## What is expected
Select from the data all lines with the word "image".

#### Rows

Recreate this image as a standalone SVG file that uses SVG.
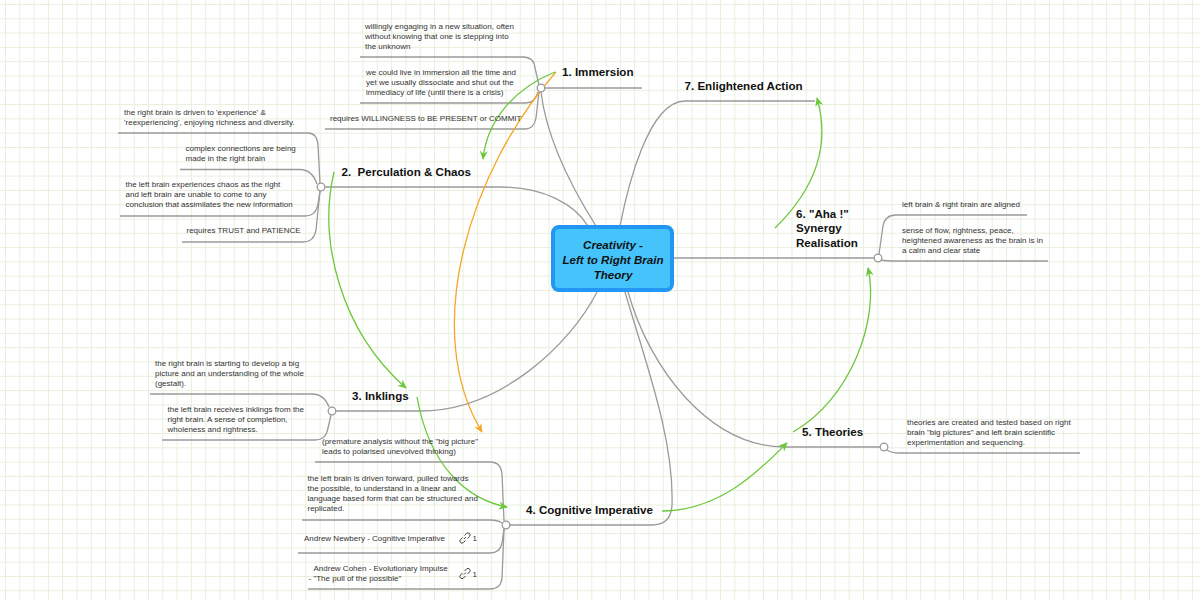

########
#### Rows

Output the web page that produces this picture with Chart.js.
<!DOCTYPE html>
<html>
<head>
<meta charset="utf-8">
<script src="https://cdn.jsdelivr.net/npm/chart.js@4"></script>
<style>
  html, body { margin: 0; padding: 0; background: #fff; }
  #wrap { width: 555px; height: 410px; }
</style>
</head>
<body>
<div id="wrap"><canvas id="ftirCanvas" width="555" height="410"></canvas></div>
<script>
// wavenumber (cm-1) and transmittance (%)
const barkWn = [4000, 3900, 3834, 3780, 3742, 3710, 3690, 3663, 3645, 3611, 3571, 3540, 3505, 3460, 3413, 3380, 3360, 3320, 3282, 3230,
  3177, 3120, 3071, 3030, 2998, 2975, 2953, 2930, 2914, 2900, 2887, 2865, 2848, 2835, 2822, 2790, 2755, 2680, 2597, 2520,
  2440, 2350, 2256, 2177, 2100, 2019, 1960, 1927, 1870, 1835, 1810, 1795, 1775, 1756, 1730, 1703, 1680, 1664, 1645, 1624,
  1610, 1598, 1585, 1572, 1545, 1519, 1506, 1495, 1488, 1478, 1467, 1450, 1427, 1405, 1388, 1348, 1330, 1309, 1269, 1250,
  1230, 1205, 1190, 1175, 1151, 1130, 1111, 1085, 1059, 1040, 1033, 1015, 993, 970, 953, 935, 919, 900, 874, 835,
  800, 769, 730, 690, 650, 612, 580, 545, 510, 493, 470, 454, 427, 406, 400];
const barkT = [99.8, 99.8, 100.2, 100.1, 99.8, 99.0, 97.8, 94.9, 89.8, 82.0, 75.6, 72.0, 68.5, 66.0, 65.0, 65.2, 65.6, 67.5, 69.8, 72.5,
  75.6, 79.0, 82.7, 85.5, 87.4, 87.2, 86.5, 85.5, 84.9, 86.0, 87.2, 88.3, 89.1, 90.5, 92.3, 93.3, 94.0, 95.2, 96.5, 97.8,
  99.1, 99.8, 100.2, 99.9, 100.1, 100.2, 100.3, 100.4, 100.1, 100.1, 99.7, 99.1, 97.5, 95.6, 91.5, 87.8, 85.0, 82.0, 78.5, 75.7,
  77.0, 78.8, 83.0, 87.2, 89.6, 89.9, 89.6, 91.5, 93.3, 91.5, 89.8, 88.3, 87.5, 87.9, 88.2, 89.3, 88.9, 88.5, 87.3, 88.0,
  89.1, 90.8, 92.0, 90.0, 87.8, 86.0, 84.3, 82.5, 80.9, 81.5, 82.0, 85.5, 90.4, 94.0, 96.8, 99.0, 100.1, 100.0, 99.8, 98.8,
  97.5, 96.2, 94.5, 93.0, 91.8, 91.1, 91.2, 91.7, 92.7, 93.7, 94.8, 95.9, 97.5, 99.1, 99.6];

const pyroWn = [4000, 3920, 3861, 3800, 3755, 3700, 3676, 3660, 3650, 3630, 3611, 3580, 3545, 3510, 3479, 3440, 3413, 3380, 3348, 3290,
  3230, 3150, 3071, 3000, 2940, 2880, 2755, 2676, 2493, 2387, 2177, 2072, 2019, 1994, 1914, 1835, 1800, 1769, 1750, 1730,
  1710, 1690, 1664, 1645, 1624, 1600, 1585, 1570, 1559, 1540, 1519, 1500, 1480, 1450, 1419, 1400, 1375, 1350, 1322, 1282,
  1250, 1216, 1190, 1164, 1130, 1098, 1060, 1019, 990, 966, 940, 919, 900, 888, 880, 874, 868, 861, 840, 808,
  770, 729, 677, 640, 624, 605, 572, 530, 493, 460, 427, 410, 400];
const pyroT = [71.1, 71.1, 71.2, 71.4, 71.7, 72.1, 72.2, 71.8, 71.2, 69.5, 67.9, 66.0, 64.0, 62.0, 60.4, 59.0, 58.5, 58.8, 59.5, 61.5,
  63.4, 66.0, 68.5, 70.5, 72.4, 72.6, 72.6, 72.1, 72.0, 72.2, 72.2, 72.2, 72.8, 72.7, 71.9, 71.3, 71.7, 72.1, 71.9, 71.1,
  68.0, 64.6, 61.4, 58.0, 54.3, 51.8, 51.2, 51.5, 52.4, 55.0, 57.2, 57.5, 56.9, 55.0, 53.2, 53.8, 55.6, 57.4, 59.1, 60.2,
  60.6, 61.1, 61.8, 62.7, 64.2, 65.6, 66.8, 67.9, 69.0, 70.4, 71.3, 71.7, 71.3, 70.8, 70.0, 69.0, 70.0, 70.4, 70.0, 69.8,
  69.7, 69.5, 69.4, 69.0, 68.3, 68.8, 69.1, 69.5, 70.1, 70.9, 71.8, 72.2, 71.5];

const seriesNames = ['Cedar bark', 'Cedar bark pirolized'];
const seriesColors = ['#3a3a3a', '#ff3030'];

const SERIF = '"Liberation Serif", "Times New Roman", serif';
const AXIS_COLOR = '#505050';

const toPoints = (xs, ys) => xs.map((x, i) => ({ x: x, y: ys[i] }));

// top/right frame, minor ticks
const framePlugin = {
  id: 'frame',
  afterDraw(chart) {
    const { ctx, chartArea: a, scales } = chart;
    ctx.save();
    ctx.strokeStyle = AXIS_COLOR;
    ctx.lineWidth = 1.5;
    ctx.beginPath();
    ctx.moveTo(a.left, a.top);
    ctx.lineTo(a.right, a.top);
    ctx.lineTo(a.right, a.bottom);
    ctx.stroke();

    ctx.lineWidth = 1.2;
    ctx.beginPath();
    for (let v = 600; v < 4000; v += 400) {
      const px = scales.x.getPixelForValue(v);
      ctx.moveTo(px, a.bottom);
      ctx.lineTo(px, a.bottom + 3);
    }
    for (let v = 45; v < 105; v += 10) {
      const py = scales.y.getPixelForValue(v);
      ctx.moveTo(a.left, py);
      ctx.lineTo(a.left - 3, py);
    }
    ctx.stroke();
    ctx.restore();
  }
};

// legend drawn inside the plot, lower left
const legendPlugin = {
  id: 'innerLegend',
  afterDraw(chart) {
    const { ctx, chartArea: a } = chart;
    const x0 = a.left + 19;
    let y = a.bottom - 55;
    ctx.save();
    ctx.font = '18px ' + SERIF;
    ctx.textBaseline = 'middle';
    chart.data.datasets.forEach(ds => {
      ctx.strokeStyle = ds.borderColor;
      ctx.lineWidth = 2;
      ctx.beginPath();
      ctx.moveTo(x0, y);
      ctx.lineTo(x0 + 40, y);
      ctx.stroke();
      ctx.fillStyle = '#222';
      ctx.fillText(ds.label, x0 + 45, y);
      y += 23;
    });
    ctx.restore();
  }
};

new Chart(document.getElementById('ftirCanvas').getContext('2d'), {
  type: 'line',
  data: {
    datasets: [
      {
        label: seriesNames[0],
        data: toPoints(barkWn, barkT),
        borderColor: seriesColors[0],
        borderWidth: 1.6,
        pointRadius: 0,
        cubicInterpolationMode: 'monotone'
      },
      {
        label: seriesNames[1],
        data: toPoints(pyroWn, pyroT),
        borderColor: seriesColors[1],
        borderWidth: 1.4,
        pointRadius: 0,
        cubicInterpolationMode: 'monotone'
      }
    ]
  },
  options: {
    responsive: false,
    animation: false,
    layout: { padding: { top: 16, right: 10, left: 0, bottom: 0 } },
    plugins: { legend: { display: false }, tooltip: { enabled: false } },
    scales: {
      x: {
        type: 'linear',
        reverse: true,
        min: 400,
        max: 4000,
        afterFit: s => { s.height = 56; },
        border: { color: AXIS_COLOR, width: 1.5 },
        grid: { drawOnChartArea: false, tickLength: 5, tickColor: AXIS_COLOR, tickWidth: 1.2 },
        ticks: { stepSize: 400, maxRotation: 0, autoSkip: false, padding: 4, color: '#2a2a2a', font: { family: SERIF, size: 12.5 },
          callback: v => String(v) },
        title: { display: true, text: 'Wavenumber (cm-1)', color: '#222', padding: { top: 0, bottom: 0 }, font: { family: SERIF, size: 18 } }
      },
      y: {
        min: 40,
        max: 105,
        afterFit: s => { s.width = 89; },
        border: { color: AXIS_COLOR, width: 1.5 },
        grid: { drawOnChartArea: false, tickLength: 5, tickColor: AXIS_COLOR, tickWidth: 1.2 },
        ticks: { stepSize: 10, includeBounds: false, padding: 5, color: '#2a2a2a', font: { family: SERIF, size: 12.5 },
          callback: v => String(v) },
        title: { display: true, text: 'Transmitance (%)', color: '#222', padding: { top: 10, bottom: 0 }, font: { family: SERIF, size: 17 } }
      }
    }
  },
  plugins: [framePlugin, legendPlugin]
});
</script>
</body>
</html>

########
#### Rows

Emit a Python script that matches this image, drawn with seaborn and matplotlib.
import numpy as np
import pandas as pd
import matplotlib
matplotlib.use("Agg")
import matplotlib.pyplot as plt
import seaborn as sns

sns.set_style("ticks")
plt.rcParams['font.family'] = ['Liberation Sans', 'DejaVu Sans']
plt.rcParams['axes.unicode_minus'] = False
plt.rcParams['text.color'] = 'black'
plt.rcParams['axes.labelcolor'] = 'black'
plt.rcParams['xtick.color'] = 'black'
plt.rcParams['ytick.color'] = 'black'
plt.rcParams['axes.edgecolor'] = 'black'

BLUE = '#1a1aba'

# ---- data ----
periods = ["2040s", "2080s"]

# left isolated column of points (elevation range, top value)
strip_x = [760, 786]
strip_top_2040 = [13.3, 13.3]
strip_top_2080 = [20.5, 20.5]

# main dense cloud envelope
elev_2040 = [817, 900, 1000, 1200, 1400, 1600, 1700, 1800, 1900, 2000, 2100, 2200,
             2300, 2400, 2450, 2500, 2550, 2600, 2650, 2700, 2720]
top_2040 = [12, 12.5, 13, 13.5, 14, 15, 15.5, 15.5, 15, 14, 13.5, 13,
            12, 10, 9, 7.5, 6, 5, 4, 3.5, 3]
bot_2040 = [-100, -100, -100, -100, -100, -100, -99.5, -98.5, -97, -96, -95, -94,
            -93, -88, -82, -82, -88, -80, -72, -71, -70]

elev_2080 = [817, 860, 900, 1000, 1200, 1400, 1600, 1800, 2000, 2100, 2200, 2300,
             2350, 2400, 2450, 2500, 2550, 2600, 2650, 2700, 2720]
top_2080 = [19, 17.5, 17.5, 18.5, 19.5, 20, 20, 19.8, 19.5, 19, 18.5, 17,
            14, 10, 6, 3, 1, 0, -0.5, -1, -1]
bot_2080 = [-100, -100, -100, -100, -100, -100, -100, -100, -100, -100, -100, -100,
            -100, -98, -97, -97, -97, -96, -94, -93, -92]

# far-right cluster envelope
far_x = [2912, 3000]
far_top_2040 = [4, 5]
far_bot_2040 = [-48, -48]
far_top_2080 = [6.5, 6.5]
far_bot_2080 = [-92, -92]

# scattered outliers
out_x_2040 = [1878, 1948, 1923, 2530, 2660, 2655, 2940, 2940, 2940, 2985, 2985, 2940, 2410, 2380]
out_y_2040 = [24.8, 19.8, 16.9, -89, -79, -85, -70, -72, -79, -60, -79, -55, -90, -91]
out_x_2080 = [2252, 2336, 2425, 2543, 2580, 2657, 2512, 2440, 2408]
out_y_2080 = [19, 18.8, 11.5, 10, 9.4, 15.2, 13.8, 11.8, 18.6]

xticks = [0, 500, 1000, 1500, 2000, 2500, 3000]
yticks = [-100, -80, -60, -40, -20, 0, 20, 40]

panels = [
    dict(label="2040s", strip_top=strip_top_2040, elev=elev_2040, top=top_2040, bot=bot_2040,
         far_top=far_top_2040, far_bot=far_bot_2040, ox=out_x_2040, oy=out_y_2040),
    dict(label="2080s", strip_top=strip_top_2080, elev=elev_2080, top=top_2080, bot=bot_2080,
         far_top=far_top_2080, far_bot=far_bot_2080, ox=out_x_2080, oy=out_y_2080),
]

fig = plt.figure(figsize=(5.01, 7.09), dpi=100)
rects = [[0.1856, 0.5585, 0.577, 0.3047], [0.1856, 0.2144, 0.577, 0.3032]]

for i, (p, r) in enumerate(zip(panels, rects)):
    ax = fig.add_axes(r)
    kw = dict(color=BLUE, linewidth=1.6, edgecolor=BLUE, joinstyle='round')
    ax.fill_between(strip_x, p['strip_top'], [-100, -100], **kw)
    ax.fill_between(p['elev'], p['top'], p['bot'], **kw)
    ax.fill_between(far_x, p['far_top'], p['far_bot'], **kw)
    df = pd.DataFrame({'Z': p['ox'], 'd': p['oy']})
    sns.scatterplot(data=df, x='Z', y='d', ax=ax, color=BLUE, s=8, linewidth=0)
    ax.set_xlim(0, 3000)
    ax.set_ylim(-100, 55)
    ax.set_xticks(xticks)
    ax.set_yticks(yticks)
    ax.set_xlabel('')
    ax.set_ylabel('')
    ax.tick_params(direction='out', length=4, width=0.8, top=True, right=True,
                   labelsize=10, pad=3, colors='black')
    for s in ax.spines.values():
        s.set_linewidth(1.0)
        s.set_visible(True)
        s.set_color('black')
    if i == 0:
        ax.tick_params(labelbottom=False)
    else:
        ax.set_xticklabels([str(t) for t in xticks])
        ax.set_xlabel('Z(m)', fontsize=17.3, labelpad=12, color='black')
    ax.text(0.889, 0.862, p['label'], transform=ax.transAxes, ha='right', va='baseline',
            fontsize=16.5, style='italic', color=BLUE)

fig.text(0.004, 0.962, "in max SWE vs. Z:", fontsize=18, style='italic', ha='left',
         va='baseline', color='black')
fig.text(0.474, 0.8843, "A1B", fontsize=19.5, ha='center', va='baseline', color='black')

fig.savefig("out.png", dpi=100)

########

## Output of the task
Recreate this image as a standalone SVG file that uses SVG.
Emit a Python script that matches this image, drawn with seaborn and matplotlib.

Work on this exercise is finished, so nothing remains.